> _Instruction_
Retype only the lines running from the beginning of the entries below to the line with "88.8, 86.3, 81.68]", both included. Do not include pictures.

> _Data for this exercise_
□ □ □ □
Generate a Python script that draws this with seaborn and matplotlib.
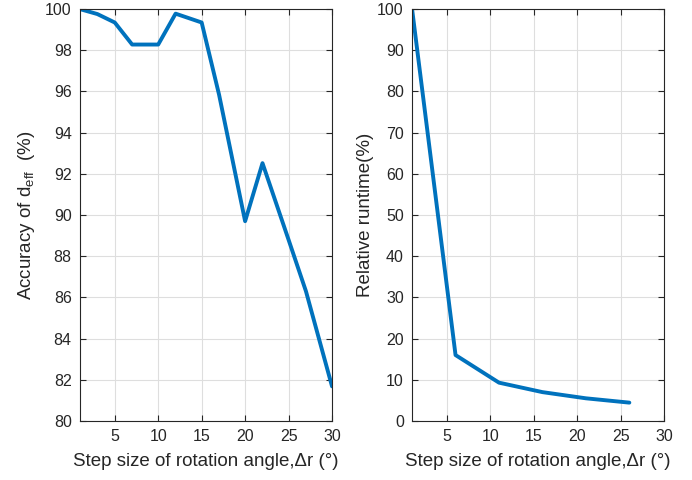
import matplotlib
matplotlib.use("Agg")
import matplotlib.pyplot as plt
import seaborn as sns
import pandas as pd

# Accuracy of effective distance vs. rotation step
acc_step = [1, 3, 5, 7, 10, 12, 15, 17, 20, 22, 25, 27, 30]
acc_value = [100.0, 99.76, 99.35, 98.28, 98.28, 99.78, 99.35, 95.85, 89.7, 92.52, 88.8, 86.3, 81.68]

# Relative runtime vs. rotation step
rt_step = [1, 6, 11, 16, 21, 26]
rt_value = [100.0, 16.0, 9.3, 7.0, 5.5, 4.45]

x_ticks = [5, 10, 15, 20, 25, 30]
acc_ticks = list(range(80, 101, 2))
rt_ticks = list(range(0, 101, 10))

line_color = "#0072BD"
text_color = "#262626"

sns.set_theme(style="whitegrid")
plt.rcParams["font.family"] = ["Liberation Sans", "DejaVu Sans"]
plt.rcParams["mathtext.fontset"] = "custom"
plt.rcParams["mathtext.rm"] = "Liberation Sans"
plt.rcParams["mathtext.it"] = "Liberation Sans:italic"

fig = plt.figure(figsize=(6.92, 4.8), dpi=100)
ax1 = fig.add_axes([0.1156, 0.123, 0.3642, 0.858])
ax2 = fig.add_axes([0.5955, 0.123, 0.3642, 0.858])

df_acc = pd.DataFrame({"step": acc_step, "acc": acc_value})
df_rt = pd.DataFrame({"step": rt_step, "rt": rt_value})

sns.lineplot(data=df_acc, x="step", y="acc", ax=ax1, color=line_color, linewidth=2.8)
sns.lineplot(data=df_rt, x="step", y="rt", ax=ax2, color=line_color, linewidth=2.8)

ax1.set_ylim(80, 100)
ax1.set_yticks(acc_ticks)
ax2.set_ylim(0, 100)
ax2.set_yticks(rt_ticks)

label_size = 13.5
ax1.set_ylabel(r"Accuracy of d$_{\mathrm{eff}}$  (%)", fontsize=label_size, color=text_color, labelpad=5.5)
ax2.set_ylabel("Relative runtime(%)", fontsize=label_size, color=text_color, labelpad=2)

for ax in (ax1, ax2):
    ax.set_facecolor("white")
    ax.set_xlim(1, 30)
    ax.set_xticks(x_ticks)
    ax.set_xlabel("Step size of rotation angle,\u0394r (\u00b0)", fontsize=label_size,
                  color=text_color, labelpad=6)
    ax.grid(True, color="#dedede", linewidth=0.8)
    ax.tick_params(direction="in", length=4, width=0.8, colors=text_color,
                   labelsize=11.5, top=True, right=True, bottom=True, left=True,
                   labelcolor=text_color, pad=6)
    for side in ax.spines.values():
        side.set_visible(True)
        side.set_color(text_color)
        side.set_linewidth(0.8)

fig.savefig("out.png", dpi=100, facecolor="white")
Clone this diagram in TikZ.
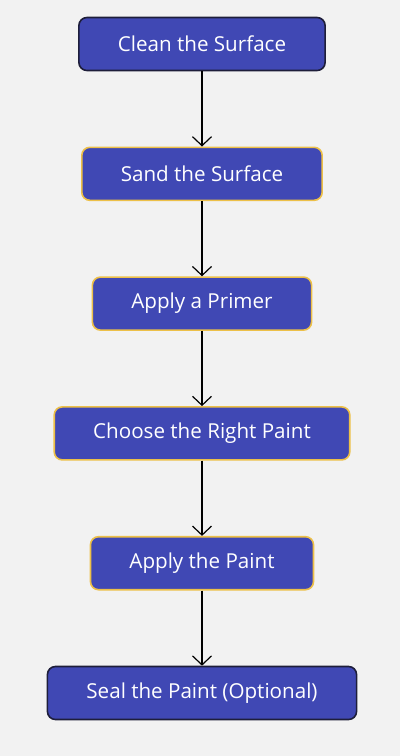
\documentclass[tikz,border=0pt]{standalone}
\usepackage{fontspec}
\setmainfont{Open Sans}
\usepackage{xcolor}
\usetikzlibrary{positioning, arrows.meta}

\definecolor{boxfill}{HTML}{4048B4}
\definecolor{darkline}{HTML}{1E1E3A}
\definecolor{goldline}{HTML}{EDC048}
\definecolor{pagegrey}{HTML}{F2F2F2}

\tikzset{
  stepbox/.style={rectangle, rounded corners=4pt, fill=boxfill, text=white,
    minimum height=26.5pt, inner xsep=19.5pt, line width=0.8pt,
    font=\fontsize{10.3}{12}\selectfont},
  endbox/.style={stepbox, draw=darkline},
  midbox/.style={stepbox, draw=goldline},
  flow/.style={draw=black, line width=0.6pt, -{Straight Barb[length=4.5pt, width=9.5pt]}}
}

\begin{document}
\begin{tikzpicture}[on grid, node distance=64.9pt]
  \fill[pagegrey] (0,0) rectangle (200pt,-378pt);
  \useasboundingbox (0,0) rectangle (200pt,-378pt);

  \node[endbox] (clean) at (101pt,-22pt) {Clean the Surface};
  \node[midbox, below=of clean] (sand) {Sand the Surface};
  \node[midbox, below=of sand] (primer) {Apply a Primer};
  \node[midbox, below=of primer] (choose) {Choose the Right Paint};
  \node[midbox, below=of choose] (apply) {Apply the Paint};
  \node[endbox, below=of apply] (seal) {Seal the Paint (Optional)};

  \draw[flow] (clean) -- (sand);
  \draw[flow] (sand) -- (primer);
  \draw[flow] (primer) -- (choose);
  \draw[flow] (choose) -- (apply);
  \draw[flow] (apply) -- (seal);
\end{tikzpicture}
\end{document}
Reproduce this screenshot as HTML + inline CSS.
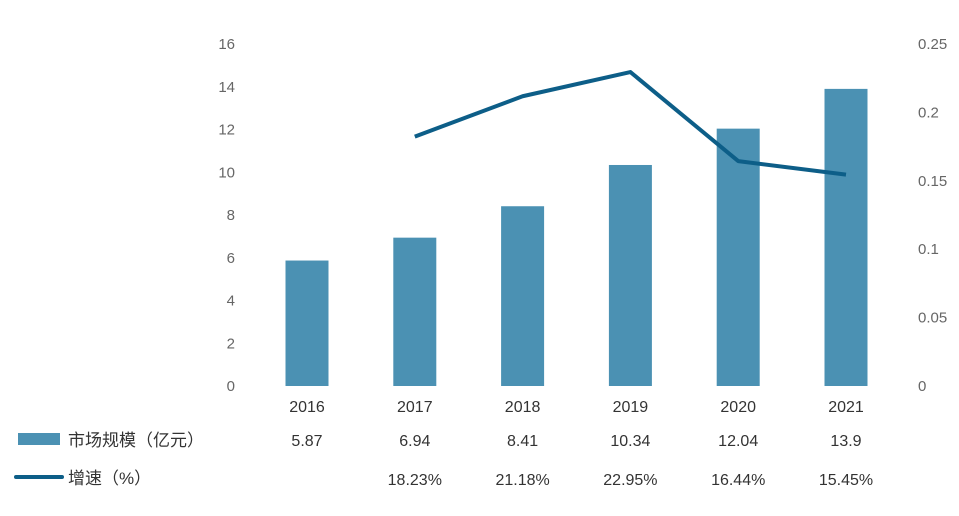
<!DOCTYPE html>
<html><head><meta charset="utf-8"><style>
body{margin:0;background:#fff;width:959px;height:511px;overflow:hidden}
svg text{font-family:"Liberation Sans","Noto Sans CJK SC",sans-serif}
</style></head><body>
<svg id="chart" width="959" height="511" xmlns="http://www.w3.org/2000/svg">
<g id="g"></g>
</svg>
<script>
const years=["2016","2017","2018","2019","2020","2021"];
const sizes=[5.87,6.94,8.41,10.34,12.04,13.9];
const sizeLabels=["5.87","6.94","8.41","10.34","12.04","13.9"];
const growth=[null,0.1823,0.2118,0.2295,0.1644,0.1545];
const growthLabels=["","18.23%","21.18%","22.95%","16.44%","15.45%"];
const leftTicks=[0,2,4,6,8,10,12,14,16];
const rightTicks=["0","0.05","0.1","0.15","0.2","0.25"];
const rightVals=[0,0.05,0.1,0.15,0.2,0.25];

const NS="http://www.w3.org/2000/svg";
const g=document.getElementById('g');
const y0=386,yTop=44;
const yL=v=>y0-v/16*(y0-yTop);
const yR=v=>y0-v/0.25*(y0-yTop);
const xC=i=>307+i*107.8;
function el(t,a,txt){const e=document.createElementNS(NS,t);for(const k in a)e.setAttribute(k,a[k]);if(txt!=null)e.textContent=txt;g.appendChild(e);return e;}

leftTicks.forEach(v=>{
 const e=el('text',{x:235,y:yL(v)+5,'text-anchor':'end','font-size':15,fill:'#666'},String(v));
 
 
});
rightVals.forEach((v,i)=>{
 const e=el('text',{x:918,y:yR(v)+5,'text-anchor':'start','font-size':15,fill:'#666'},rightTicks[i]);
 
 
});
sizes.forEach((v,i)=>{
 const b=el('rect',{x:xC(i)-21.5,y:yL(v),width:43,height:y0-yL(v),fill:'#4b91b3'});
 
 
 const t=el('text',{x:xC(i),y:412,'text-anchor':'middle','font-size':16,fill:'#333'},years[i]);
 
 
 const s=el('text',{x:xC(i),y:446,'text-anchor':'middle','font-size':16,fill:'#333'},sizeLabels[i]);
 
 
 const p=el('text',{x:xC(i),y:485,'text-anchor':'middle','font-size':16,fill:'#333'},growthLabels[i]);
 
 
});
let pts=[];
growth.forEach((v,i)=>{if(v!=null)pts.push(xC(i)+','+yR(v));});
const ln=el('polyline',{points:pts.join(' '),fill:'none',stroke:'#0d5e88','stroke-width':4,'stroke-linejoin':'round'});



const lr=el('rect',{x:18,y:433,width:42,height:12,fill:'#4b91b3'});


const lt=el('text',{x:68,y:446,'font-size':17,fill:'#333'},'市场规模（亿元）');


const ll=el('line',{x1:16,y1:477,x2:62,y2:477,stroke:'#0d5e88','stroke-width':4,'stroke-linecap':'round'});


const lt2=el('text',{x:68,y:484,'font-size':17,fill:'#333'},'增速（%）');


</script>
</body></html>
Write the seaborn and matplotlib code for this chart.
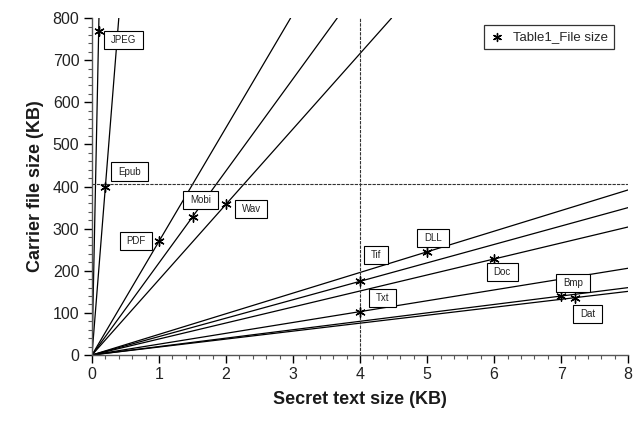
□ □ □ □
> _Exercise output_
Generate a Python script that draws this with seaborn and matplotlib.
import matplotlib
matplotlib.use("Agg")
import matplotlib.pyplot as plt
import seaborn as sns
import pandas as pd

# Accuracy of effective distance vs. rotation step
acc_step = [1, 3, 5, 7, 10, 12, 15, 17, 20, 22, 25, 27, 30]
acc_value = [100.0, 99.76, 99.35, 98.28, 98.28, 99.78, 99.35, 95.85, 89.7, 92.52, 88.8, 86.3, 81.68]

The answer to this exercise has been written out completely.